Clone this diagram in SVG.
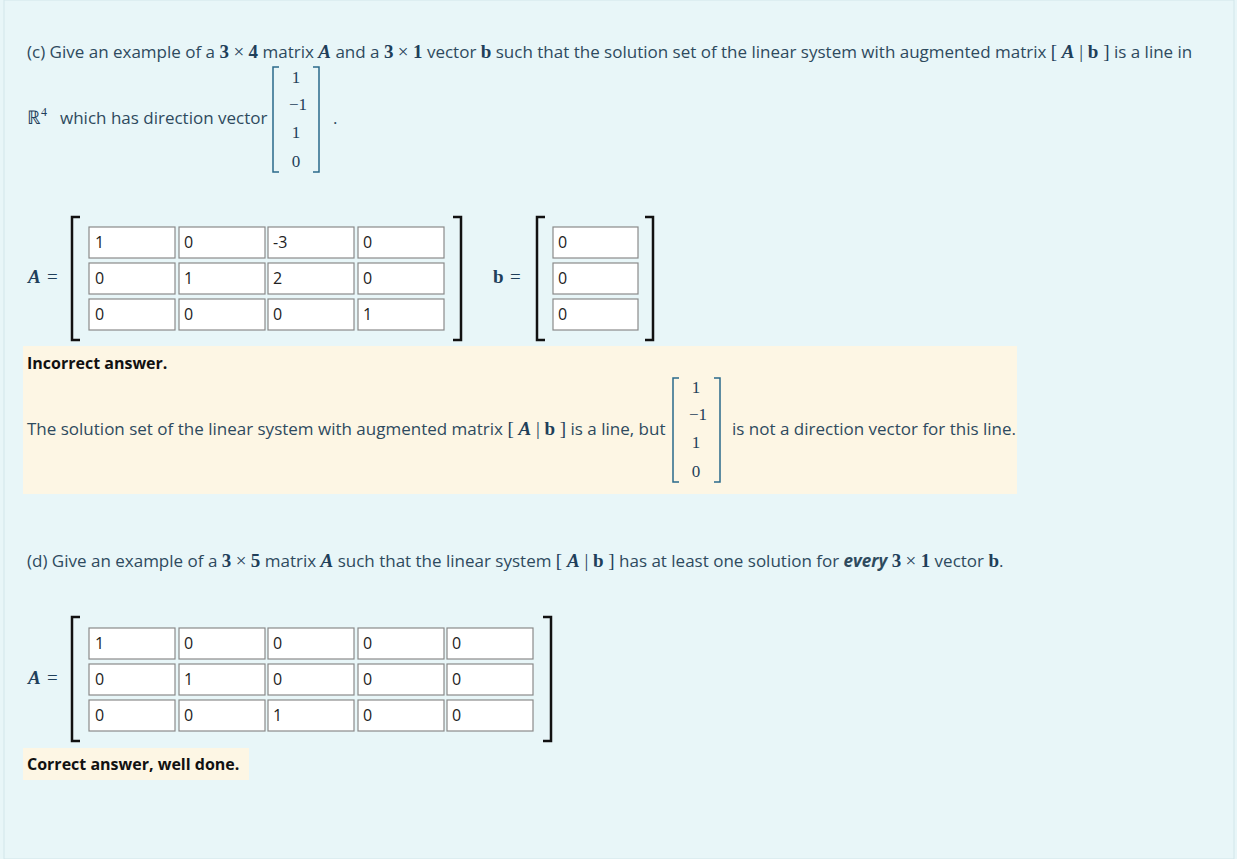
<svg xmlns="http://www.w3.org/2000/svg" width="1237" height="859" viewBox="0 0 1237 859">
<style>
.t{font-family:"Open Sans","Liberation Sans",sans-serif;font-size:17px;fill:#2e4a5e}
.m{font-family:"Liberation Serif",serif;font-size:19px;fill:#1f3f5a}
.mb{font-family:"Liberation Serif",serif;font-size:19px;font-weight:bold;fill:#1f3f5a}
.mi{font-family:"Liberation Serif",serif;font-size:19px;font-weight:bold;font-style:italic;fill:#1f3f5a}
.cell{fill:#fff;stroke:#8a8a8a;stroke-width:1.2}
.ct{font-family:"Open Sans","Liberation Sans",sans-serif;font-size:16px;fill:#222}
.br{fill:none;stroke:#111;stroke-width:2.5}
.vb{fill:none;stroke:#2a6a8a;stroke-width:1.5}
.vn{font-family:"Liberation Serif",serif;font-size:17px;fill:#1f3f5a;text-anchor:middle}
.fb{font-family:"Open Sans","Liberation Sans",sans-serif;font-size:16px;font-weight:bold;fill:#111}
</style>
<rect x="0" y="0" width="1237" height="859" fill="#e8f6f8"/>
<rect x="4" y="0" width="1230" height="859" fill="#e8f6f8" stroke="#d2e6ea"/>
<g id="q-c">
<text class="t" x="27" y="58">(c) Give an example of a <tspan class="mb">3</tspan> <tspan class="m">×</tspan> <tspan class="mb">4</tspan> matrix <tspan class="mi">A</tspan> and a <tspan class="mb">3</tspan> <tspan class="m">×</tspan> <tspan class="mb">1</tspan> vector <tspan class="mb">b</tspan> such that the solution set of the linear system with augmented matrix <tspan class="m">[ </tspan><tspan class="mi">A</tspan><tspan class="m"> | </tspan><tspan class="mb">b</tspan><tspan class="m"> ]</tspan> is a line in</text>
<text class="m" x="27" y="124">ℝ<tspan font-size="12" dy="-8">4</tspan></text>
<text class="t" x="60" y="124">which has direction vector</text>
<path class="vb" d="M279,67 H273 V172 H279 M313,67 H319 V172 H313"/>
<text class="vn" x="296" y="83">1</text><text class="vn" x="298" y="110">−1</text><text class="vn" x="296" y="138">1</text><text class="vn" x="296" y="167">0</text>
<text class="t" x="333" y="124">.</text>
</g>
<g id="matrix-A-c">
<text class="mi" x="28" y="283">A</text><text class="m" x="47" y="283">=</text>
<path class="br" d="M80,217 H72 V340 H80 M453,217 H461 V340 H453"/>
<rect class="cell" x="89" y="227" width="86" height="31"/><text class="ct" x="95" y="248">1</text>
<rect class="cell" x="179" y="227" width="86" height="31"/><text class="ct" x="184" y="248">0</text>
<rect class="cell" x="268" y="227" width="86" height="31"/><text class="ct" x="273" y="248">-3</text>
<rect class="cell" x="358" y="227" width="86" height="31"/><text class="ct" x="363" y="248">0</text>
<rect class="cell" x="89" y="263" width="86" height="31"/><text class="ct" x="95" y="284">0</text>
<rect class="cell" x="179" y="263" width="86" height="31"/><text class="ct" x="184" y="284">1</text>
<rect class="cell" x="268" y="263" width="86" height="31"/><text class="ct" x="273" y="284">2</text>
<rect class="cell" x="358" y="263" width="86" height="31"/><text class="ct" x="363" y="284">0</text>
<rect class="cell" x="89" y="299" width="86" height="31"/><text class="ct" x="95" y="320">0</text>
<rect class="cell" x="179" y="299" width="86" height="31"/><text class="ct" x="184" y="320">0</text>
<rect class="cell" x="268" y="299" width="86" height="31"/><text class="ct" x="273" y="320">0</text>
<rect class="cell" x="358" y="299" width="86" height="31"/><text class="ct" x="363" y="320">1</text>
</g>
<g id="vector-b">
<text class="mb" x="493" y="283">b</text><text class="m" x="510" y="283">=</text>
<path class="br" d="M545,217 H537 V340 H545 M645,217 H653 V340 H645"/>
<rect class="cell" x="553" y="227" width="85" height="31"/><text class="ct" x="558" y="248">0</text>
<rect class="cell" x="553" y="263" width="85" height="31"/><text class="ct" x="558" y="284">0</text>
<rect class="cell" x="553" y="299" width="85" height="31"/><text class="ct" x="558" y="320">0</text>
</g>
<g id="feedback-c">
<rect x="23" y="346" width="994" height="148" fill="#fdf6e4"/>
<text class="fb" x="27" y="369">Incorrect answer.</text>
<text class="t" x="27" y="435">The solution set of the linear system with augmented matrix <tspan class="m">[ </tspan><tspan class="mi">A</tspan><tspan class="m"> | </tspan><tspan class="mb">b</tspan><tspan class="m"> ]</tspan> is a line, but</text>
<path class="vb" d="M679,378 H673 V482 H679 M714,378 H720 V482 H714"/>
<text class="vn" x="696" y="393">1</text><text class="vn" x="698" y="420">−1</text><text class="vn" x="696" y="448">1</text><text class="vn" x="696" y="477">0</text>
<text class="t" x="732" y="435">is not a direction vector for this line.</text>
</g>
<g id="q-d">
<text class="t" x="27" y="567">(d) Give an example of a <tspan class="mb">3</tspan> <tspan class="m">×</tspan> <tspan class="mb">5</tspan>  matrix <tspan class="mi">A</tspan> such that the linear system  <tspan class="m">[ </tspan><tspan class="mi">A</tspan><tspan class="m"> | </tspan><tspan class="mb">b</tspan><tspan class="m"> ]</tspan> has at least one solution for <tspan font-weight="bold" font-style="italic">every</tspan> <tspan class="mb">3</tspan> <tspan class="m">×</tspan> <tspan class="mb">1</tspan> vector <tspan class="mb">b</tspan>.</text>
</g>
<g id="matrix-A-d">
<text class="mi" x="28" y="684">A</text><text class="m" x="47" y="684">=</text>
<path class="br" d="M80,617 H72 V741 H80 M543,617 H551 V741 H543"/>
<rect class="cell" x="89" y="628" width="86" height="31"/><text class="ct" x="95" y="649">1</text>
<rect class="cell" x="179" y="628" width="86" height="31"/><text class="ct" x="184" y="649">0</text>
<rect class="cell" x="268" y="628" width="86" height="31"/><text class="ct" x="273" y="649">0</text>
<rect class="cell" x="358" y="628" width="86" height="31"/><text class="ct" x="363" y="649">0</text>
<rect class="cell" x="447" y="628" width="86" height="31"/><text class="ct" x="452" y="649">0</text>
<rect class="cell" x="89" y="664" width="86" height="31"/><text class="ct" x="95" y="685">0</text>
<rect class="cell" x="179" y="664" width="86" height="31"/><text class="ct" x="184" y="685">1</text>
<rect class="cell" x="268" y="664" width="86" height="31"/><text class="ct" x="273" y="685">0</text>
<rect class="cell" x="358" y="664" width="86" height="31"/><text class="ct" x="363" y="685">0</text>
<rect class="cell" x="447" y="664" width="86" height="31"/><text class="ct" x="452" y="685">0</text>
<rect class="cell" x="89" y="700" width="86" height="31"/><text class="ct" x="95" y="721">0</text>
<rect class="cell" x="179" y="700" width="86" height="31"/><text class="ct" x="184" y="721">0</text>
<rect class="cell" x="268" y="700" width="86" height="31"/><text class="ct" x="273" y="721">1</text>
<rect class="cell" x="358" y="700" width="86" height="31"/><text class="ct" x="363" y="721">0</text>
<rect class="cell" x="447" y="700" width="86" height="31"/><text class="ct" x="452" y="721">0</text>
</g>
<g id="feedback-d">
<rect x="23" y="748" width="226" height="32" fill="#fdf6e4"/>
<text class="fb" x="27" y="770">Correct answer, well done.</text>
</g>
</svg>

════════════════════

Output an exact copy of the material, with the pictures removed.

Clone this diagram in SVG.
<svg xmlns="http://www.w3.org/2000/svg" width="1237" height="859" viewBox="0 0 1237 859">
<style>
.t{font-family:"Open Sans","Liberation Sans",sans-serif;font-size:17px;fill:#2e4a5e}
.m{font-family:"Liberation Serif",serif;font-size:19px;fill:#1f3f5a}
.mb{font-family:"Liberation Serif",serif;font-size:19px;font-weight:bold;fill:#1f3f5a}
.mi{font-family:"Liberation Serif",serif;font-size:19px;font-weight:bold;font-style:italic;fill:#1f3f5a}
.cell{fill:#fff;stroke:#8a8a8a;stroke-width:1.2}
.ct{font-family:"Open Sans","Liberation Sans",sans-serif;font-size:16px;fill:#222}
.br{fill:none;stroke:#111;stroke-width:2.5}
.vb{fill:none;stroke:#2a6a8a;stroke-width:1.5}
.vn{font-family:"Liberation Serif",serif;font-size:17px;fill:#1f3f5a;text-anchor:middle}
.fb{font-family:"Open Sans","Liberation Sans",sans-serif;font-size:16px;font-weight:bold;fill:#111}
</style>
<rect x="0" y="0" width="1237" height="859" fill="#e8f6f8"/>
<rect x="4" y="0" width="1230" height="859" fill="#e8f6f8" stroke="#d2e6ea"/>
<g id="q-c">
<text class="t" x="27" y="58">(c) Give an example of a <tspan class="mb">3</tspan> <tspan class="m">×</tspan> <tspan class="mb">4</tspan> matrix <tspan class="mi">A</tspan> and a <tspan class="mb">3</tspan> <tspan class="m">×</tspan> <tspan class="mb">1</tspan> vector <tspan class="mb">b</tspan> such that the solution set of the linear system with augmented matrix <tspan class="m">[ </tspan><tspan class="mi">A</tspan><tspan class="m"> | </tspan><tspan class="mb">b</tspan><tspan class="m"> ]</tspan> is a line in</text>
<text class="m" x="27" y="124">ℝ<tspan font-size="12" dy="-8">4</tspan></text>
<text class="t" x="60" y="124">which has direction vector</text>
<path class="vb" d="M279,67 H273 V172 H279 M313,67 H319 V172 H313"/>
<text class="vn" x="296" y="83">1</text><text class="vn" x="298" y="110">−1</text><text class="vn" x="296" y="138">1</text><text class="vn" x="296" y="167">0</text>
<text class="t" x="333" y="124">.</text>
</g>
<g id="matrix-A-c">
<text class="mi" x="28" y="283">A</text><text class="m" x="47" y="283">=</text>
<path class="br" d="M80,217 H72 V340 H80 M453,217 H461 V340 H453"/>
<rect class="cell" x="89" y="227" width="86" height="31"/><text class="ct" x="95" y="248">1</text>
<rect class="cell" x="179" y="227" width="86" height="31"/><text class="ct" x="184" y="248">0</text>
<rect class="cell" x="268" y="227" width="86" height="31"/><text class="ct" x="273" y="248">-3</text>
<rect class="cell" x="358" y="227" width="86" height="31"/><text class="ct" x="363" y="248">0</text>
<rect class="cell" x="89" y="263" width="86" height="31"/><text class="ct" x="95" y="284">0</text>
<rect class="cell" x="179" y="263" width="86" height="31"/><text class="ct" x="184" y="284">1</text>
<rect class="cell" x="268" y="263" width="86" height="31"/><text class="ct" x="273" y="284">2</text>
<rect class="cell" x="358" y="263" width="86" height="31"/><text class="ct" x="363" y="284">0</text>
<rect class="cell" x="89" y="299" width="86" height="31"/><text class="ct" x="95" y="320">0</text>
<rect class="cell" x="179" y="299" width="86" height="31"/><text class="ct" x="184" y="320">0</text>
<rect class="cell" x="268" y="299" width="86" height="31"/><text class="ct" x="273" y="320">0</text>
<rect class="cell" x="358" y="299" width="86" height="31"/><text class="ct" x="363" y="320">1</text>
</g>
<g id="vector-b">
<text class="mb" x="493" y="283">b</text><text class="m" x="510" y="283">=</text>
<path class="br" d="M545,217 H537 V340 H545 M645,217 H653 V340 H645"/>
<rect class="cell" x="553" y="227" width="85" height="31"/><text class="ct" x="558" y="248">0</text>
<rect class="cell" x="553" y="263" width="85" height="31"/><text class="ct" x="558" y="284">0</text>
<rect class="cell" x="553" y="299" width="85" height="31"/><text class="ct" x="558" y="320">0</text>
</g>
<g id="feedback-c">
<rect x="23" y="346" width="994" height="148" fill="#fdf6e4"/>
<text class="fb" x="27" y="369">Incorrect answer.</text>
<text class="t" x="27" y="435">The solution set of the linear system with augmented matrix <tspan class="m">[ </tspan><tspan class="mi">A</tspan><tspan class="m"> | </tspan><tspan class="mb">b</tspan><tspan class="m"> ]</tspan> is a line, but</text>
<path class="vb" d="M679,378 H673 V482 H679 M714,378 H720 V482 H714"/>
<text class="vn" x="696" y="393">1</text><text class="vn" x="698" y="420">−1</text><text class="vn" x="696" y="448">1</text><text class="vn" x="696" y="477">0</text>
<text class="t" x="732" y="435">is not a direction vector for this line.</text>
</g>
<g id="q-d">
<text class="t" x="27" y="567">(d) Give an example of a <tspan class="mb">3</tspan> <tspan class="m">×</tspan> <tspan class="mb">5</tspan>  matrix <tspan class="mi">A</tspan> such that the linear system  <tspan class="m">[ </tspan><tspan class="mi">A</tspan><tspan class="m"> | </tspan><tspan class="mb">b</tspan><tspan class="m"> ]</tspan> has at least one solution for <tspan font-weight="bold" font-style="italic">every</tspan> <tspan class="mb">3</tspan> <tspan class="m">×</tspan> <tspan class="mb">1</tspan> vector <tspan class="mb">b</tspan>.</text>
</g>
<g id="matrix-A-d">
<text class="mi" x="28" y="684">A</text><text class="m" x="47" y="684">=</text>
<path class="br" d="M80,617 H72 V741 H80 M543,617 H551 V741 H543"/>
<rect class="cell" x="89" y="628" width="86" height="31"/><text class="ct" x="95" y="649">1</text>
<rect class="cell" x="179" y="628" width="86" height="31"/><text class="ct" x="184" y="649">0</text>
<rect class="cell" x="268" y="628" width="86" height="31"/><text class="ct" x="273" y="649">0</text>
<rect class="cell" x="358" y="628" width="86" height="31"/><text class="ct" x="363" y="649">0</text>
<rect class="cell" x="447" y="628" width="86" height="31"/><text class="ct" x="452" y="649">0</text>
<rect class="cell" x="89" y="664" width="86" height="31"/><text class="ct" x="95" y="685">0</text>
<rect class="cell" x="179" y="664" width="86" height="31"/><text class="ct" x="184" y="685">1</text>
<rect class="cell" x="268" y="664" width="86" height="31"/><text class="ct" x="273" y="685">0</text>
<rect class="cell" x="358" y="664" width="86" height="31"/><text class="ct" x="363" y="685">0</text>
<rect class="cell" x="447" y="664" width="86" height="31"/><text class="ct" x="452" y="685">0</text>
<rect class="cell" x="89" y="700" width="86" height="31"/><text class="ct" x="95" y="721">0</text>
<rect class="cell" x="179" y="700" width="86" height="31"/><text class="ct" x="184" y="721">0</text>
<rect class="cell" x="268" y="700" width="86" height="31"/><text class="ct" x="273" y="721">1</text>
<rect class="cell" x="358" y="700" width="86" height="31"/><text class="ct" x="363" y="721">0</text>
<rect class="cell" x="447" y="700" width="86" height="31"/><text class="ct" x="452" y="721">0</text>
</g>
<g id="feedback-d">
<rect x="23" y="748" width="226" height="32" fill="#fdf6e4"/>
<text class="fb" x="27" y="770">Correct answer, well done.</text>
</g>
</svg>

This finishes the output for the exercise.